Laurice Taitz interviews the founder of the Joburg Art Fair, Ross Douglas:
Douglas previously co-produced William Kentridge’s 9 Drawings for Projection, and worked in film and TV. He came to setting up the Art Fair “through a strange series of steps” and was determined to see if he could wrest some sponsorship for an art event in a country where the big corporate money had long been earmarked for sport. The Fair was conceived of as a place where corporate South Africa and the contemporary art world should meet.
When he first started selling the idea one famous gallery owner remarked “I don’t know if anyone will come to that“.
An introduction to Paul Harris, First Rand CEO – FNB has been the Fair’s major sponsor since its inception – was the catalyst.

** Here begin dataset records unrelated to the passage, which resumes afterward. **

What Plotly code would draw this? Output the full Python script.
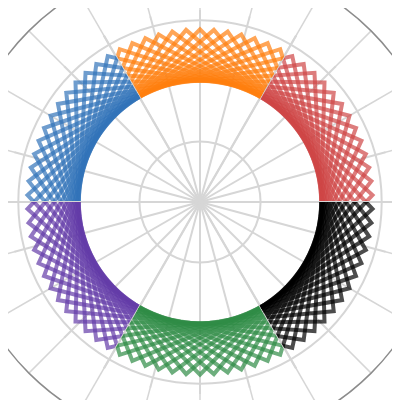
import math

import plotly.graph_objects as go

# ---------------------------------------------------------------------------
# Datos: seis sectores de 60° con el mismo entramado de cuerdas
# ---------------------------------------------------------------------------

SECTOR_START = [0, 60, 120, 180, 240, 300]
SECTOR_COLOR = [
    "rgba(207,70,70,0.7)",    # rojo
    "rgba(255,127,14,0.7)",   # naranja
    "rgba(50,115,185,0.7)",   # azul
    "rgba(100,60,168,0.7)",   # morado
    "rgba(47,139,70,0.7)",    # verde
    "rgba(0,0,0,0.7)",        # negro
]

# vértices del zigzag (grados, relativos al inicio del sector)
CORNER_THETA = [
    -48.46, -43.85, -39.23, -34.62, -30.0, -25.38, -20.77, -16.15, -11.54,
    -6.92, -2.31, 2.31, 6.92, 11.54, 16.15, 20.77, 25.38, 30.0, 34.62,
    39.23, 43.85, 48.46, 53.08, 57.69, 62.31, 66.92, 71.54, 76.15, 80.77,
    85.38, 90.0, 94.62, 99.23, 103.85, 108.46,
]
R_IN = 2.0
R_OUT = 2.85
SPAN = 10          # vértices que salta cada cuerda

R_MAX = 3.17
GRID = "#d6d6d6"
SPOKES = list(range(0, 360, 15))

# ---------------------------------------------------------------------------
# Geometría: cada sector es un subplot polar con el mismo centro y radio
# ---------------------------------------------------------------------------

W, H = 400, 400
CX, CY = 192, 194          # centro en px de la figura
RAD_PX = 192               # radio visible del área polar
RO = 242                   # radio del borde exterior (se sale de la figura)


def sector_bbox(a0, a1):
    pts = [(0.0, 0.0)]
    for a in range(a0, a1 + 1, 15):
        pts.append((round(math.cos(math.radians(a)), 6),
                    round(math.sin(math.radians(a)), 6)))
    xs = [p[0] for p in pts]
    ys = [p[1] for p in pts]
    return min(xs), min(ys), max(xs), max(ys)


def to_paper(rad, ang):
    x = CX + rad * math.cos(math.radians(ang))
    y = CY - rad * math.sin(math.radians(ang))
    return x / W, (H - y) / H


fig = go.Figure()
layout_polars = {}
for n, (start, color) in enumerate(zip(SECTOR_START, SECTOR_COLOR), 1):
    theta, r = [], []
    for j in range(SPAN):
        pts = CORNER_THETA[j::SPAN]
        for first, second in ((R_IN, R_OUT), (R_OUT, R_IN)):
            for i, t in enumerate(pts):
                theta.append(start + t)
                r.append(first if i % 2 == 0 else second)
            theta.append(None)
            r.append(None)
    name = "polar" if n == 1 else f"polar{n}"
    fig.add_trace(go.Scatterpolar(
        r=r, theta=theta, mode="lines", subplot=name,
        line=dict(color=color, width=4), showlegend=False,
        hoverinfo="skip",
    ))
    bx0, by0, bx1, by1 = sector_bbox(start, start + 60)
    layout_polars[name] = dict(
        domain=dict(x=[(CX + RAD_PX * bx0) / W, (CX + RAD_PX * bx1) / W],
                    y=[(H - CY + RAD_PX * by0) / H, (H - CY + RAD_PX * by1) / H]),
        sector=[start, start + 60],
        bgcolor="rgba(0,0,0,0)",
        radialaxis=dict(range=[0, R_MAX], dtick=1, showline=False,
                        showticklabels=False, ticks="",
                        gridcolor=GRID, gridwidth=1.5),
        angularaxis=dict(tick0=0, dtick=15, showline=False,
                         showticklabels=False, ticks="",
                         gridcolor=GRID, gridwidth=1.5),
    )

# prolongación de los radios hasta el borde exterior
for a in SPOKES:
    x0, y0 = to_paper(RAD_PX - 1, a)
    x1, y1 = to_paper(RO, a)
    fig.add_shape(type="line", xref="paper", yref="paper",
                  x0=x0, y0=y0, x1=x1, y1=y1, layer="below",
                  line=dict(color=GRID, width=1.5))

# borde exterior del eje angular
fig.add_shape(type="circle", xref="paper", yref="paper",
              x0=(CX - RO) / W, x1=(CX + RO) / W,
              y0=(H - CY - RO) / H, y1=(H - CY + RO) / H,
              line=dict(color="#8c8c8c", width=1.5))

fig.update_layout(
    **layout_polars,
    width=W, height=H,
    margin=dict(l=0, r=0, t=0, b=0),
    paper_bgcolor="white",
    plot_bgcolor="white",
    showlegend=False,
)
fig.write_html("out.html")
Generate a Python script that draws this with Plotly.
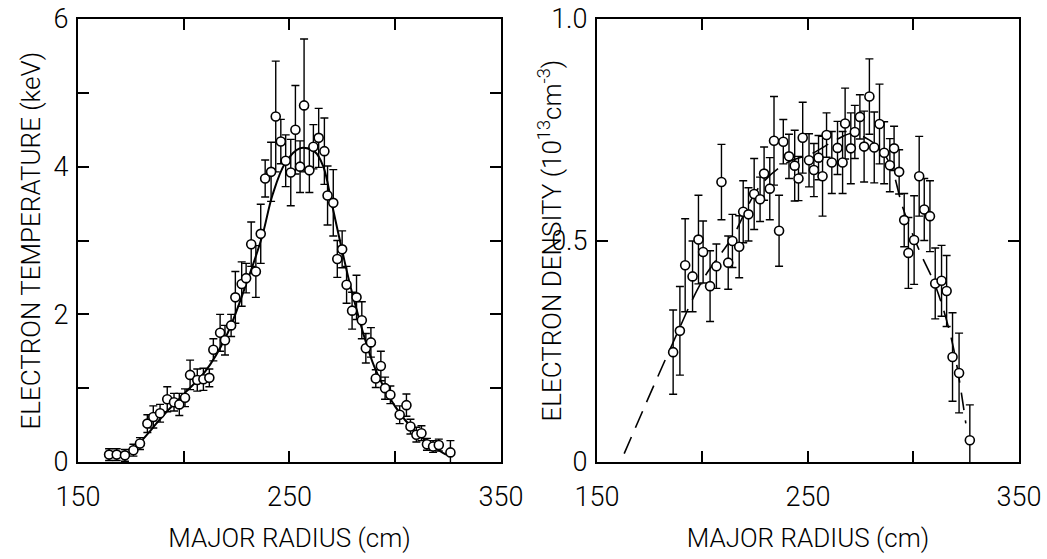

The challenges of holding an Art Fair in South Africa are not small. “How do you position an Art Fair in Africa?” says Douglas. For one thing there is no neighbouring art industry. Unlike in Europe, the US or South America the continent does not have a gallery system and most people’s perception of African art is that it is “craft”. The Joburg Art Fair was determined to change that – to shift the focus away from the folksy cliches of tourist art and onto contemporary work – art that makes a statement about “the time we live in and the place we live in”.
It did this by carefully curating the galleries who took part to ensure the public saw art as they had never seen it before, or “had never seen outside of London”.